Cascades détient le plus important centre de recherche et développement en pâte et papier au Canada, situé à Kingsey Falls, dans le Centre-du-Québec. L’équipe d’experts de Cascades a travaillé en collaboration avec des leaders de l’industrie alimentaire, des détaillants et des producteurs de légumes afin de créer barquette en carton thermoformé qui corresponde à leurs besoins. Premièrement, elle est fabriquée à 100% de fibres recyclées. Deuxièmement, elle utilise un couchage à base d’eau qui contribue à la recyclabilité et même à la compostabilité. Le résultat? Une solution aux emballages non recyclés ou nuisibles à la qualité du compost tout en présentant des propriétés comparables. D’autant plus que parmi les solutions de fibre, la barquette de carton est celle qui émet le moins de GES.
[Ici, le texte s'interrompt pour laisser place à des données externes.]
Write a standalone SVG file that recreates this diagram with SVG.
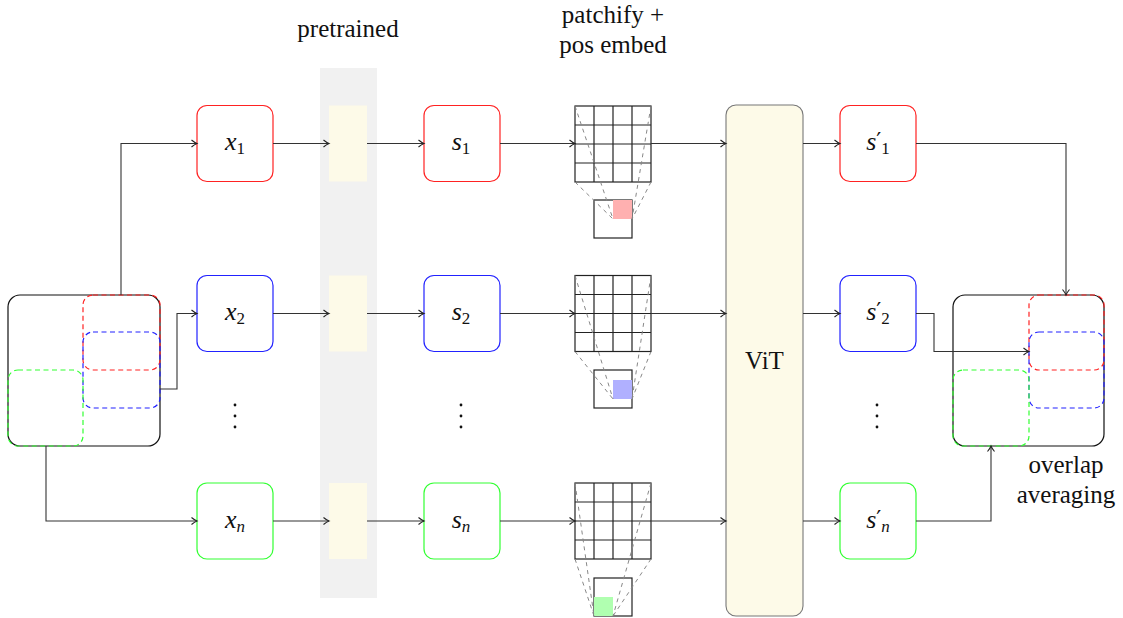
<svg xmlns="http://www.w3.org/2000/svg" width="1123" height="618" viewBox="0 0 1123 618">
<style>
text{font-family:"Liberation Serif","Times New Roman",serif;fill:#111}
.lbl{font-size:25px}
.m{font-size:26px;font-style:italic}
.sub{font-size:17px;font-style:normal}
.subi{font-size:17px;font-style:italic}
.pr{font-family:"DejaVu Sans",sans-serif;font-size:22px;font-style:normal}
.node{fill:#fff;stroke-width:1.2}
.red{stroke:#f22}
.blue{stroke:#22f}
.green{stroke:#3f3}
.pre{fill:#fdfae8}
.conn{fill:none;stroke:#333;stroke-width:1.1}
.grid{fill:#fff;stroke:#222;stroke-width:1.2}
.gl{stroke:#222;stroke-width:1.2}
.zd{stroke:#888;stroke-width:1;stroke-dasharray:4,4;fill:none}
.dr{fill:none;stroke-width:1.2;stroke-dasharray:5,3.5}
.big{fill:#fff;stroke:#111;stroke-width:1.2}
.dot{fill:#111}
</style>
<defs>
<marker id="ah" markerWidth="10" markerHeight="10" refX="7" refY="5" orient="auto" markerUnits="userSpaceOnUse">
<path d="M1.5,1.5 Q4.5,4 7,5 Q4.5,6 1.5,8.5" fill="none" stroke="#222" stroke-width="1.1"/>
</marker>
</defs>

<rect id="pretrained-band" x="320" y="68" width="57" height="530" fill="#f1f1f1"/>
<text class="lbl" x="348" y="37" text-anchor="middle">pretrained</text>
<text class="lbl" x="613" y="23" text-anchor="middle">patchify +</text>
<text class="lbl" x="613" y="53" text-anchor="middle">pos embed</text>

<g id="input-image">
<rect class="big" x="8" y="295" width="152" height="151" rx="12"/>
<rect class="dr red" x="83" y="295" width="77" height="75" rx="10"/>
<rect class="dr blue" x="83" y="332" width="77" height="76" rx="10"/>
<rect class="dr green" x="8" y="370" width="75" height="76" rx="10"/>
</g>

<g id="x1"><rect class="node red" x="197" y="105.5" width="76" height="76" rx="10"/>
<text class="m" x="235" y="150" text-anchor="middle">x<tspan class="sub" dy="4">1</tspan></text></g>
<g id="x2"><rect class="node blue" x="197" y="275.5" width="76" height="76" rx="10"/>
<text class="m" x="235" y="320" text-anchor="middle">x<tspan class="sub" dy="4">2</tspan></text></g>
<g id="xn"><rect class="node green" x="197" y="483" width="76" height="76" rx="10"/>
<text class="m" x="235" y="528" text-anchor="middle">x<tspan class="subi" dy="4">n</tspan></text></g>

<g id="pre1"><rect class="pre" x="329" y="105.5" width="38" height="76"/></g>
<g id="pre2"><rect class="pre" x="329" y="275.5" width="38" height="76"/></g>
<g id="pren"><rect class="pre" x="329" y="483" width="38" height="76"/></g>

<g id="s1"><rect class="node red" x="424" y="105.5" width="76" height="76" rx="10"/>
<text class="m" x="461" y="150" text-anchor="middle">s<tspan class="sub" dy="4">1</tspan></text></g>
<g id="s2"><rect class="node blue" x="424" y="275.5" width="76" height="76" rx="10"/>
<text class="m" x="461" y="320" text-anchor="middle">s<tspan class="sub" dy="4">2</tspan></text></g>
<g id="sn"><rect class="node green" x="424" y="483" width="76" height="76" rx="10"/>
<text class="m" x="461" y="528" text-anchor="middle">s<tspan class="subi" dy="4">n</tspan></text></g>

<g id="patch1">
<rect class="grid" x="575" y="106" width="76" height="76"/>
<path class="gl" d="M594,106V182M613,106V182M632,106V182M575,125H651M575,144H651M575,163H651"/>
<rect class="grid" x="594" y="200" width="38" height="38"/>
<rect x="613" y="200" width="19" height="19" fill="#ffb0b0"/>
<path class="zd" d="M575,106L613,219M575,182L613,219M651,106L632,219M651,182L632,219"/>
</g>
<g id="patch2">
<rect class="grid" x="575" y="275.5" width="76" height="76"/>
<path class="gl" d="M594,275.5V351.5M613,275.5V351.5M632,275.5V351.5M575,294.5H651M575,313.5H651M575,332.5H651"/>
<rect class="grid" x="594" y="370" width="38" height="38"/>
<rect x="613" y="380" width="19" height="19" fill="#b0b0ff"/>
<path class="zd" d="M575,275.5L613,399M575,351.5L613,399M651,275.5L632,399M651,351.5L632,399"/>
</g>
<g id="patchn">
<rect class="grid" x="575" y="483" width="76" height="76"/>
<path class="gl" d="M594,483V559M613,483V559M632,483V559M575,502H651M575,521H651M575,540H651"/>
<rect class="grid" x="594" y="578" width="38" height="38"/>
<rect x="594" y="597" width="19" height="19" fill="#b0ffb0"/>
<path class="zd" d="M575,483L594,616M575,559L594,616M651,483L613,616M651,559L613,616"/>
</g>

<g id="vit"><rect x="726" y="105" width="77" height="511" rx="10" fill="#fdfae8" stroke="#777" stroke-width="1.1"/>
<text class="lbl" x="764.5" y="369" text-anchor="middle">ViT</text></g>

<g id="sp1"><rect class="node red" x="840" y="105.5" width="76" height="76" rx="10"/>
<text class="m" x="878" y="150" text-anchor="middle">s<tspan class="pr" dy="-2">′</tspan><tspan class="sub" dy="6">1</tspan></text></g>
<g id="sp2"><rect class="node blue" x="840" y="275.5" width="76" height="76" rx="10"/>
<text class="m" x="878" y="320" text-anchor="middle">s<tspan class="pr" dy="-2">′</tspan><tspan class="sub" dy="6">2</tspan></text></g>
<g id="spn"><rect class="node green" x="840" y="483" width="76" height="76" rx="10"/>
<text class="m" x="878" y="528" text-anchor="middle">s<tspan class="pr" dy="-2">′</tspan><tspan class="subi" dy="6">n</tspan></text></g>

<g id="output-image">
<rect class="big" x="953" y="295" width="151" height="151" rx="12"/>
<rect class="dr red" x="1029" y="295" width="75" height="75" rx="10"/>
<rect class="dr blue" x="1029" y="332" width="75" height="76" rx="10"/>
<rect class="dr green" x="953" y="370" width="76" height="76" rx="10"/>
<text class="lbl" x="1066" y="473" text-anchor="middle">overlap</text>
<text class="lbl" x="1066" y="503" text-anchor="middle">averaging</text>
</g>

<g id="ellipses">
<circle class="dot" cx="235" cy="405" r="1.4"/><circle class="dot" cx="235" cy="416" r="1.4"/><circle class="dot" cx="235" cy="427" r="1.4"/>
<circle class="dot" cx="461" cy="405" r="1.4"/><circle class="dot" cx="461" cy="416" r="1.4"/><circle class="dot" cx="461" cy="427" r="1.4"/>
<circle class="dot" cx="877" cy="405" r="1.4"/><circle class="dot" cx="877" cy="416" r="1.4"/><circle class="dot" cx="877" cy="427" r="1.4"/>
</g>

<g id="connectors">
<path class="conn" marker-end="url(#ah)" d="M121,295V143.5H197"/>
<path class="conn" marker-end="url(#ah)" d="M160,389H177V313.5H197"/>
<path class="conn" marker-end="url(#ah)" d="M46,446V521H197"/>
<path class="conn" marker-end="url(#ah)" d="M273,143.5H329"/>
<path class="conn" marker-end="url(#ah)" d="M273,313.5H329"/>
<path class="conn" marker-end="url(#ah)" d="M273,521H329"/>
<path class="conn" marker-end="url(#ah)" d="M367,143.5H424"/>
<path class="conn" marker-end="url(#ah)" d="M367,313.5H424"/>
<path class="conn" marker-end="url(#ah)" d="M367,521H424"/>
<path class="conn" marker-end="url(#ah)" d="M500,143.5H575"/>
<path class="conn" marker-end="url(#ah)" d="M500,313.5H575"/>
<path class="conn" marker-end="url(#ah)" d="M500,521H575"/>
<path class="conn" marker-end="url(#ah)" d="M651,143.5H726"/>
<path class="conn" marker-end="url(#ah)" d="M651,313.5H726"/>
<path class="conn" marker-end="url(#ah)" d="M651,521H726"/>
<path class="conn" marker-end="url(#ah)" d="M803,143.5H840"/>
<path class="conn" marker-end="url(#ah)" d="M803,313.5H840"/>
<path class="conn" marker-end="url(#ah)" d="M803,521H840"/>
<path class="conn" marker-end="url(#ah)" d="M916,143.5H1066V295"/>
<path class="conn" marker-end="url(#ah)" d="M916,313.5H934V351.5H1029"/>
<path class="conn" marker-end="url(#ah)" d="M916,521H991V446"/>
</g>
</svg>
Faire de l’écoconception une habitude

Geneviève Dionne rappelle que l’écoconception, c’est une approche globale à laquelle toute l’entreprise doit participer pour obtenir les résultats escomptés. Si d’un côté l’entreprise choisit des emballages écoresponsables, mais que de l’autre côté elle offre des objets promotionnels en plastique à l’achat de son produit, elle rate sa cible. D’autres contraintes techniques peuvent aussi ajouter un niveau de difficulté, comme c’est le cas avec le marketing dans les commerces de détail. « On a travaillé avec une entreprise qui a vraiment optimisé son emballage pour le réduire, autant en poids, qu’en volume et en matériaux, explique Mario Patenaude. Mais elle se fait refuser dans les magasins parce que son emballage est trop petit comparativement aux autres, donc il y a un impact sur le nombre de ventes. »

Et si le meilleur emballage était celui qu’on n’utilise pas?
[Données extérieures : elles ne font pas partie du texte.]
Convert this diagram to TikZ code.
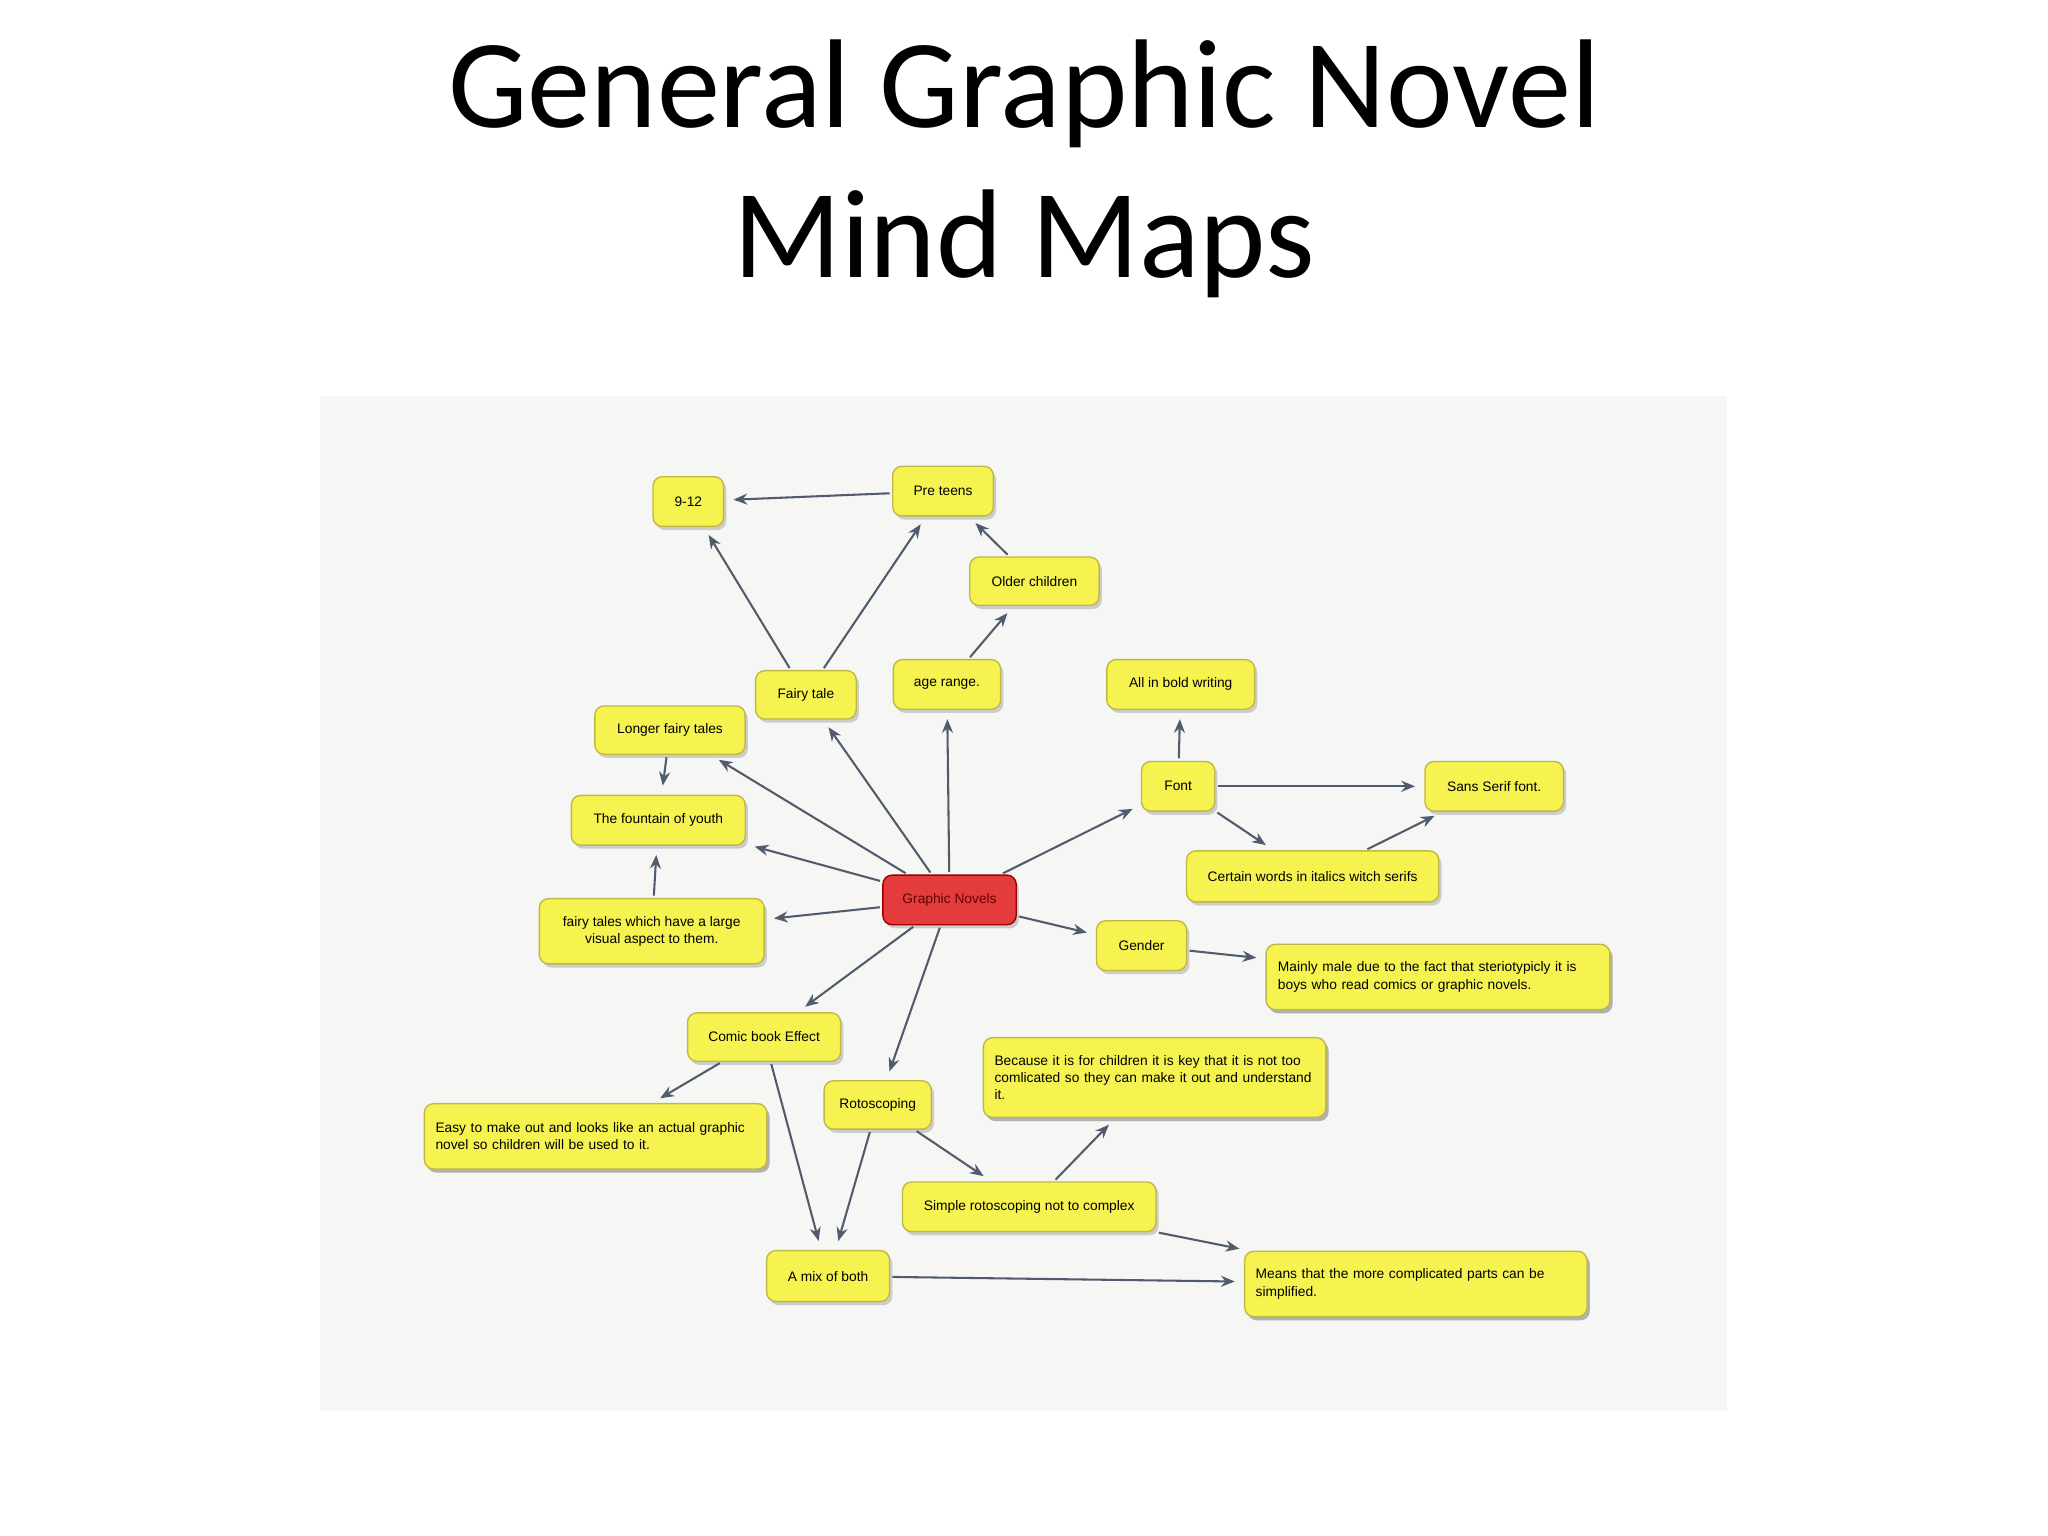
\documentclass[tikz,border=0pt]{standalone}
\usepackage{fontspec}
\setmainfont{Carlito}
\newfontfamily\nodefont{Liberation Sans}
\newcommand\mynodefont{\nodefont\fontsize{3}{3.8}\selectfont\hyphenpenalty=10000\relax}
\usetikzlibrary{arrows.meta,shadows}
\definecolor{boxy}{RGB}{246,243,80}
\definecolor{boxline}{RGB}{190,185,70}
\definecolor{redbox}{RGB}{228,60,60}
\definecolor{edgec}{RGB}{80,92,110}
\definecolor{panel}{RGB}{246,246,244}
\tikzset{
 yb/.style={draw=boxline,line width=0.3pt,rounded corners=2pt,fill=boxy,
   drop shadow={opacity=0.35,shadow xshift=0.6pt,shadow yshift=-0.8pt},
   font=\mynodefont,inner sep=0pt,align=center},
 yt/.style={yb,align=left},
 rb/.style={yb,fill=redbox,draw=red!60!black,text=red!40!black},
 ar/.style={draw=edgec,line width=0.45pt,-{Stealth[length=3pt,width=2.4pt]},shorten >=2pt,shorten <=0.5pt},
}
\begin{document}
\begin{tikzpicture}[x=0.01cm,y=-0.01cm]
\useasboundingbox (0,0) rectangle (1568,1176);
\fill[white] (0,0) rectangle (1568,1176);
\fill[panel] (245,303) rectangle (1322,1080);
\node[font=\fontsize{27.5}{30}\selectfont] (t1) at (784,72) {General Graphic Novel};
\node[font=\fontsize{27.5}{30}\selectfont] (t2) at (784,187) {Mind Maps};

\node[yb,minimum width=0.54cm,minimum height=0.38cm] (n912) at (527,384) {9-12};
\node[yb,minimum width=0.77cm,minimum height=0.38cm] (pre) at (722,376) {Pre teens};
\node[yb,minimum width=0.99cm,minimum height=0.37cm] (old) at (792,445) {Older children};
\node[yb,minimum width=0.82cm,minimum height=0.38cm] (age) at (725,524) {age range.};
\node[yb,minimum width=0.77cm,minimum height=0.37cm] (fairy) at (617,532) {Fairy tale};
\node[yb,minimum width=1.13cm,minimum height=0.38cm] (bold) at (904,524) {All in bold writing};
\node[yb,minimum width=1.15cm,minimum height=0.37cm] (longer) at (513,559) {Longer fairy tales};
\node[yb,minimum width=0.56cm,minimum height=0.38cm] (font) at (902,602) {Font};
\node[yb,minimum width=1.06cm,minimum height=0.38cm] (sans) at (1144,602) {Sans Serif font.};
\node[yb,minimum width=1.33cm,minimum height=0.38cm] (fount) at (504,628) {The fountain of youth};
\node[yb,minimum width=1.93cm,minimum height=0.39cm] (cert) at (1005,671) {Certain words in italics witch serifs};
\node[rb,minimum width=1.02cm,minimum height=0.38cm] (gn) at (727,689) {Graphic Novels};
\node[yb,minimum width=1.72cm,minimum height=0.50cm] (ftw) at (499,713) {fairy tales which have a large\\visual aspect to them.};
\node[yb,minimum width=0.69cm,minimum height=0.38cm] (gender) at (874,724) {Gender};
\node[yb,minimum width=2.63cm,minimum height=0.50cm,text width=2.45cm,yt] (male) at (1101,748) {Mainly male due to the fact that steriotypicly it is\\boys who read comics or graphic novels.};
\node[yb,minimum width=1.17cm,minimum height=0.37cm] (comic) at (585,794) {Comic book Effect};
\node[yb,minimum width=2.62cm,minimum height=0.61cm,text width=2.45cm,yt] (because) at (884,825) {Because it is for children it is key that it is not too\\comlicated so they can make it out and understand\\it.};
\node[yb,minimum width=0.82cm,minimum height=0.37cm] (roto) at (672,846) {Rotoscoping};
\node[yb,minimum width=2.62cm,minimum height=0.50cm,text width=2.45cm,yt] (easy) at (456,870) {Easy to make out and looks like an actual graphic\\novel so children will be used to it.};
\node[yb,minimum width=1.94cm,minimum height=0.38cm] (simple) at (788,924) {Simple rotoscoping not to complex};
\node[yb,minimum width=0.94cm,minimum height=0.39cm] (mix) at (634,977) {A mix of both};
\node[yb,minimum width=2.62cm,minimum height=0.50cm,text width=2.45cm,yt] (means) at (1084,983) {Means that the more complicated parts can be\\simplified.};

\draw[ar] (pre) -- (n912);
\draw[ar] (fairy) -- (n912);
\draw[ar] (fairy) -- (pre);
\draw[ar] (old) -- (pre);
\draw[ar] (age) -- (old);
\draw[ar] (gn) -- (age);
\draw[ar] (gn) -- (fairy);
\draw[ar] (gn) -- (longer);
\draw[ar] (gn) -- (fount);
\draw[ar] (gn) -- (ftw);
\draw[ar] (gn) -- (font);
\draw[ar] (gn) -- (gender);
\draw[ar] (gn) -- (comic);
\draw[ar] (gn) -- (roto);
\draw[ar] (longer) -- (fount);
\draw[ar] (ftw) -- (fount);
\draw[ar] (font) -- (bold);
\draw[ar] (font) -- (sans);
\draw[ar] (font) -- (cert);
\draw[ar] (cert) -- (sans);
\draw[ar] (gender) -- (male);
\draw[ar] (comic) -- (easy);
\draw[ar] (comic) -- (mix);
\draw[ar] (roto) -- (mix);
\draw[ar] (roto) -- (simple);
\draw[ar] (simple) -- (because);
\draw[ar] (simple) -- (means);
\draw[ar] (mix) -- (means);
\end{tikzpicture}
\end{document}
Sophie Langlois-Blouin tient quant à elle à souligner l’importance du premier « R » : réduire. « L’objectif no. 1, c’est réduire. Par exemple, dans les dernières années, on a vu apparaître des pailles de bambou ou de carton. Mais dans la plupart des cas, on n’a pas besoin de paille pour boire! » Au-delà du choix d’un emballage, la réduction à la source demeure un élément des plus importants. Lorsqu’il est possible d’éliminer un emballage en tout ou en partie, tout en conservant la protection des biens, c’est un énorme pas qui est fait sur le chemin de l’écoresponsabilité. RECYC-QUÉBEC a d’ailleurs lancé deux appels de propositions visant la réduction des produits à usage unique et de leur impact par des stratégies d’écoconception.

Désormais, cessons de considérer le choix d’un emballage de façon linéaire : il ne s’agit pas simplement de l’utiliser puis de le mettre au rebut. Voyons l’emballage comme un écosystème circulaire où chaque décision influence une multitude d’éléments. Enfin, osons garder un esprit ouvert, sans préjugés sur les matières.